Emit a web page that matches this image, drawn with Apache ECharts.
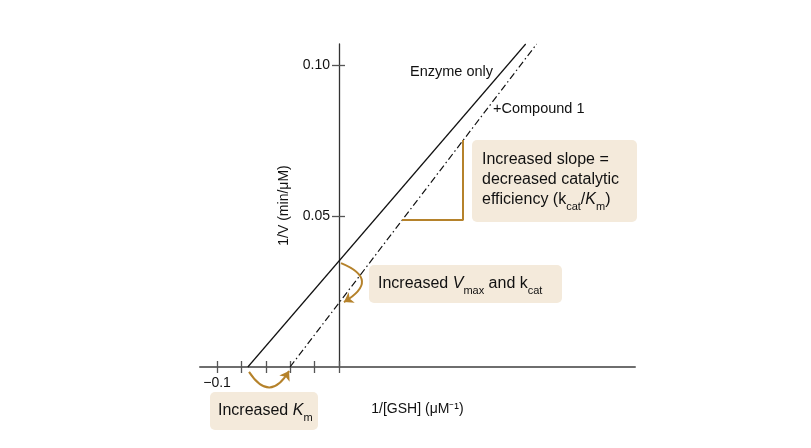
<!DOCTYPE html>
<html>
<head>
<meta charset="utf-8">
<script src="https://cdn.jsdelivr.net/npm/echarts@6/dist/echarts.min.js"></script>
<style>
  html, body { margin: 0; padding: 0; background: #fff; }
  #chart { width: 811px; height: 448px; }
</style>
</head>
<body>
<div id="chart"></div>
<script>
  // axis ranges (1/[GSH] in µM^-1, 1/V in min/µM)
  const xRange = [-0.114, 0.2426];
  const yRange = [0, 0.107];
  const xTicks = [-0.1, -0.08, -0.06, -0.04, -0.02, 0];
  const xLabels = [-0.1];
  const yTicks = [0.05, 0.10];

  // Lineweaver-Burk lines
  const enzymeOnly = [[-0.0748, 0], [0.153, 0.107]];
  const compound1 = [[-0.0402, 0], [0.162, 0.107]];

  // slope triangle under the compound line
  const slopeTriangle = [[0.0516, 0.0487], [0.1016, 0.0487], [0.1016, 0.0752]];

  // curved arrows
  const vmaxArrow = [[0.0016, 0.0344], [0.004, 0.0215]];
  const kmArrow = [[-0.0738, -0.0016], [-0.041, -0.0013]];

  const brown = '#b5822b';
  const boxFill = '#f4eadb';
  const font = '"Liberation Sans", Arial, sans-serif';

  // y axis sits on x = 0: shift from the grid's left edge, and from its right edge
  const yAxisShiftLeft = -139;
  const yAxisShiftRight = -296;

  const subRich = {
    n: { fontSize: 16, fontFamily: font, fill: '#111', lineHeight: 20, verticalAlign: 'top' },
    i: { fontSize: 16, fontFamily: font, fill: '#111', lineHeight: 20, fontStyle: 'italic', verticalAlign: 'top' },
    s: { fontSize: 11, fontFamily: font, fill: '#111', lineHeight: 11, padding: [9, 0, 0, 0], verticalAlign: 'top' }
  };

  const chart = echarts.init(document.getElementById('chart'));

  const option = {
    animation: false,
    grid: { left: 200, right: 176, top: 44, bottom: 81 },
    xAxis: [
      {
        type: 'value',
        min: xRange[0],
        max: xRange[1],
        position: 'bottom',
        name: '1/[GSH] (μM⁻¹)',
        nameLocation: 'middle',
        nameGap: 35,
        nameTextStyle: { fontSize: 14, fontFamily: font, color: '#111' },
        axisLine: { show: true, onZero: false, lineStyle: { color: '#6e6e6e', width: 2 } },
        axisTick: { show: true, length: 6, customValues: xTicks, lineStyle: { color: '#555', width: 1.3 } },
        axisLabel: {
          customValues: xLabels, margin: 9, fontSize: 14, fontFamily: font, color: '#111',
          formatter: v => '−' + Math.abs(v).toFixed(1)
        },
        splitLine: { show: false }
      },
      {
        // upper half of the crossing ticks
        type: 'value',
        min: xRange[0],
        max: xRange[1],
        position: 'bottom',
        axisLine: { show: false, onZero: false },
        axisTick: { show: true, inside: true, length: 6, customValues: xTicks, lineStyle: { color: '#555', width: 1.3 } },
        axisLabel: { show: false },
        splitLine: { show: false }
      }
    ],
    yAxis: [
      {
        type: 'value',
        min: yRange[0],
        max: yRange[1],
        position: 'left',
        offset: yAxisShiftLeft,
        name: '1/V (min/μM)',
        nameLocation: 'middle',
        nameGap: 48,
        nameRotate: 90,
        nameTextStyle: { fontSize: 14, fontFamily: font, color: '#111' },
        axisLine: { show: true, onZero: false, lineStyle: { color: '#333', width: 1.3 } },
        axisTick: { show: true, length: 7, customValues: yTicks, lineStyle: { color: '#555', width: 1.3 } },
        axisLabel: {
          customValues: yTicks, margin: 9, fontSize: 14, fontFamily: font, color: '#111',
          formatter: v => v.toFixed(2)
        },
        splitLine: { show: false }
      },
      {
        // right half of the crossing ticks
        type: 'value',
        min: yRange[0],
        max: yRange[1],
        position: 'right',
        offset: yAxisShiftRight,
        axisLine: { show: false, onZero: false },
        axisTick: { show: true, inside: false, length: 6, customValues: yTicks, lineStyle: { color: '#555', width: 1.3 } },
        axisLabel: { show: false },
        splitLine: { show: false }
      }
    ],
    series: [
      {
        name: 'Enzyme only',
        type: 'line',
        data: enzymeOnly,
        showSymbol: false,
        clip: false,
        lineStyle: { color: '#111', width: 1.2 }
      },
      {
        name: '+Compound 1',
        type: 'line',
        data: compound1,
        showSymbol: false,
        clip: false,
        lineStyle: { color: '#111', width: 1.2, type: [7, 3, 1.5, 3] }
      },
      {
        type: 'line',
        data: slopeTriangle,
        showSymbol: false,
        lineStyle: { color: brown, width: 2 }
      },
      {
        type: 'lines',
        coordinateSystem: 'cartesian2d',
        clip: false,
        symbol: ['none', 'arrow'],
        symbolSize: 9,
        lineStyle: { color: brown, width: 2, curveness: 1.0, opacity: 1 },
        data: [{ coords: vmaxArrow }]
      },
      {
        type: 'lines',
        coordinateSystem: 'cartesian2d',
        clip: false,
        symbol: ['none', 'arrow'],
        symbolSize: 9,
        lineStyle: { color: brown, width: 2, curveness: -0.8, opacity: 1 },
        data: [{ coords: kmArrow }]
      }
    ],
    graphic: [
      { type: 'text', left: 410, top: 64, style: { text: 'Enzyme only', fontSize: 14.5, fontFamily: font, fill: '#111' } },
      { type: 'text', left: 493, top: 101, style: { text: '+Compound 1', fontSize: 14.5, fontFamily: font, fill: '#111' } },

      { type: 'rect', shape: { x: 472, y: 140, width: 165, height: 82, r: 5 }, style: { fill: boxFill } },
      {
        type: 'text', x: 482, y: 152,
        style: {
          text: '{n|Increased slope =}\n{n|decreased catalytic}\n{n|efficiency (k}{s|cat}{n|/}{i|K}{s|m}{n|)}',
          rich: subRich, fill: '#111'
        }
      },

      { type: 'rect', shape: { x: 369, y: 265, width: 193, height: 38, r: 5 }, style: { fill: boxFill } },
      {
        type: 'text', x: 378, y: 276,
        style: {
          text: '{n|Increased }{i|V}{s|max}{n| and k}{s|cat}',
          rich: subRich, fill: '#111'
        }
      },

      { type: 'rect', shape: { x: 210, y: 392, width: 108, height: 38, r: 5 }, style: { fill: boxFill } },
      {
        type: 'text', x: 218, y: 403,
        style: {
          text: '{n|Increased }{i|K}{s|m}',
          rich: subRich, fill: '#111'
        }
      }
    ]
  };

  chart.setOption(option);
</script>
</body>
</html>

====

Work required => Without the pictures, write out the whole listing above exactly as it appears.

Problem solution =>
Emit a web page that matches this image, drawn with Apache ECharts.
<!DOCTYPE html>
<html>
<head>
<meta charset="utf-8">
<script src="https://cdn.jsdelivr.net/npm/echarts@6/dist/echarts.min.js"></script>
<style>
  html, body { margin: 0; padding: 0; background: #fff; }
  #chart { width: 811px; height: 448px; }
</style>
</head>
<body>
<div id="chart"></div>
<script>
  // axis ranges (1/[GSH] in µM^-1, 1/V in min/µM)
  const xRange = [-0.114, 0.2426];
  const yRange = [0, 0.107];
  const xTicks = [-0.1, -0.08, -0.06, -0.04, -0.02, 0];
  const xLabels = [-0.1];
  const yTicks = [0.05, 0.10];

  // Lineweaver-Burk lines
  const enzymeOnly = [[-0.0748, 0], [0.153, 0.107]];
  const compound1 = [[-0.0402, 0], [0.162, 0.107]];

  // slope triangle under the compound line
  const slopeTriangle = [[0.0516, 0.0487], [0.1016, 0.0487], [0.1016, 0.0752]];

  // curved arrows
  const vmaxArrow = [[0.0016, 0.0344], [0.004, 0.0215]];
  const kmArrow = [[-0.0738, -0.0016], [-0.041, -0.0013]];

  const brown = '#b5822b';
  const boxFill = '#f4eadb';
  const font = '"Liberation Sans", Arial, sans-serif';

  // y axis sits on x = 0: shift from the grid's left edge, and from its right edge
  const yAxisShiftLeft = -139;
  const yAxisShiftRight = -296;

  const subRich = {
    n: { fontSize: 16, fontFamily: font, fill: '#111', lineHeight: 20, verticalAlign: 'top' },
    i: { fontSize: 16, fontFamily: font, fill: '#111', lineHeight: 20, fontStyle: 'italic', verticalAlign: 'top' },
    s: { fontSize: 11, fontFamily: font, fill: '#111', lineHeight: 11, padding: [9, 0, 0, 0], verticalAlign: 'top' }
  };

  const chart = echarts.init(document.getElementById('chart'));

  const option = {
    animation: false,
    grid: { left: 200, right: 176, top: 44, bottom: 81 },
    xAxis: [
      {
        type: 'value',
        min: xRange[0],
        max: xRange[1],
        position: 'bottom',
        name: '1/[GSH] (μM⁻¹)',
        nameLocation: 'middle',
        nameGap: 35,
        nameTextStyle: { fontSize: 14, fontFamily: font, color: '#111' },
        axisLine: { show: true, onZero: false, lineStyle: { color: '#6e6e6e', width: 2 } },
        axisTick: { show: true, length: 6, customValues: xTicks, lineStyle: { color: '#555', width: 1.3 } },
        axisLabel: {
          customValues: xLabels, margin: 9, fontSize: 14, fontFamily: font, color: '#111',
          formatter: v => '−' + Math.abs(v).toFixed(1)
        },
        splitLine: { show: false }
      },
      {
        // upper half of the crossing ticks
        type: 'value',
        min: xRange[0],
        max: xRange[1],
        position: 'bottom',
        axisLine: { show: false, onZero: false },
        axisTick: { show: true, inside: true, length: 6, customValues: xTicks, lineStyle: { color: '#555', width: 1.3 } },
        axisLabel: { show: false },
        splitLine: { show: false }
      }
    ],
    yAxis: [
      {
        type: 'value',
        min: yRange[0],
        max: yRange[1],
        position: 'left',
        offset: yAxisShiftLeft,
        name: '1/V (min/μM)',
        nameLocation: 'middle',
        nameGap: 48,
        nameRotate: 90,
        nameTextStyle: { fontSize: 14, fontFamily: font, color: '#111' },
        axisLine: { show: true, onZero: false, lineStyle: { color: '#333', width: 1.3 } },
        axisTick: { show: true, length: 7, customValues: yTicks, lineStyle: { color: '#555', width: 1.3 } },
        axisLabel: {
          customValues: yTicks, margin: 9, fontSize: 14, fontFamily: font, color: '#111',
          formatter: v => v.toFixed(2)
        },
        splitLine: { show: false }
      },
      {
        // right half of the crossing ticks
        type: 'value',
        min: yRange[0],
        max: yRange[1],
        position: 'right',
        offset: yAxisShiftRight,
        axisLine: { show: false, onZero: false },
        axisTick: { show: true, inside: false, length: 6, customValues: yTicks, lineStyle: { color: '#555', width: 1.3 } },
        axisLabel: { show: false },
        splitLine: { show: false }
      }
    ],
    series: [
      {
        name: 'Enzyme only',
        type: 'line',
        data: enzymeOnly,
        showSymbol: false,
        clip: false,
        lineStyle: { color: '#111', width: 1.2 }
      },
      {
        name: '+Compound 1',
        type: 'line',
        data: compound1,
        showSymbol: false,
        clip: false,
        lineStyle: { color: '#111', width: 1.2, type: [7, 3, 1.5, 3] }
      },
      {
        type: 'line',
        data: slopeTriangle,
        showSymbol: false,
        lineStyle: { color: brown, width: 2 }
      },
      {
        type: 'lines',
        coordinateSystem: 'cartesian2d',
        clip: false,
        symbol: ['none', 'arrow'],
        symbolSize: 9,
        lineStyle: { color: brown, width: 2, curveness: 1.0, opacity: 1 },
        data: [{ coords: vmaxArrow }]
      },
      {
        type: 'lines',
        coordinateSystem: 'cartesian2d',
        clip: false,
        symbol: ['none', 'arrow'],
        symbolSize: 9,
        lineStyle: { color: brown, width: 2, curveness: -0.8, opacity: 1 },
        data: [{ coords: kmArrow }]
      }
    ],
    graphic: [
      { type: 'text', left: 410, top: 64, style: { text: 'Enzyme only', fontSize: 14.5, fontFamily: font, fill: '#111' } },
      { type: 'text', left: 493, top: 101, style: { text: '+Compound 1', fontSize: 14.5, fontFamily: font, fill: '#111' } },

      { type: 'rect', shape: { x: 472, y: 140, width: 165, height: 82, r: 5 }, style: { fill: boxFill } },
      {
        type: 'text', x: 482, y: 152,
        style: {
          text: '{n|Increased slope =}\n{n|decreased catalytic}\n{n|efficiency (k}{s|cat}{n|/}{i|K}{s|m}{n|)}',
          rich: subRich, fill: '#111'
        }
      },

      { type: 'rect', shape: { x: 369, y: 265, width: 193, height: 38, r: 5 }, style: { fill: boxFill } },
      {
        type: 'text', x: 378, y: 276,
        style: {
          text: '{n|Increased }{i|V}{s|max}{n| and k}{s|cat}',
          rich: subRich, fill: '#111'
        }
      },

      { type: 'rect', shape: { x: 210, y: 392, width: 108, height: 38, r: 5 }, style: { fill: boxFill } },
      {
        type: 'text', x: 218, y: 403,
        style: {
          text: '{n|Increased }{i|K}{s|m}',
          rich: subRich, fill: '#111'
        }
      }
    ]
  };

  chart.setOption(option);
</script>
</body>
</html>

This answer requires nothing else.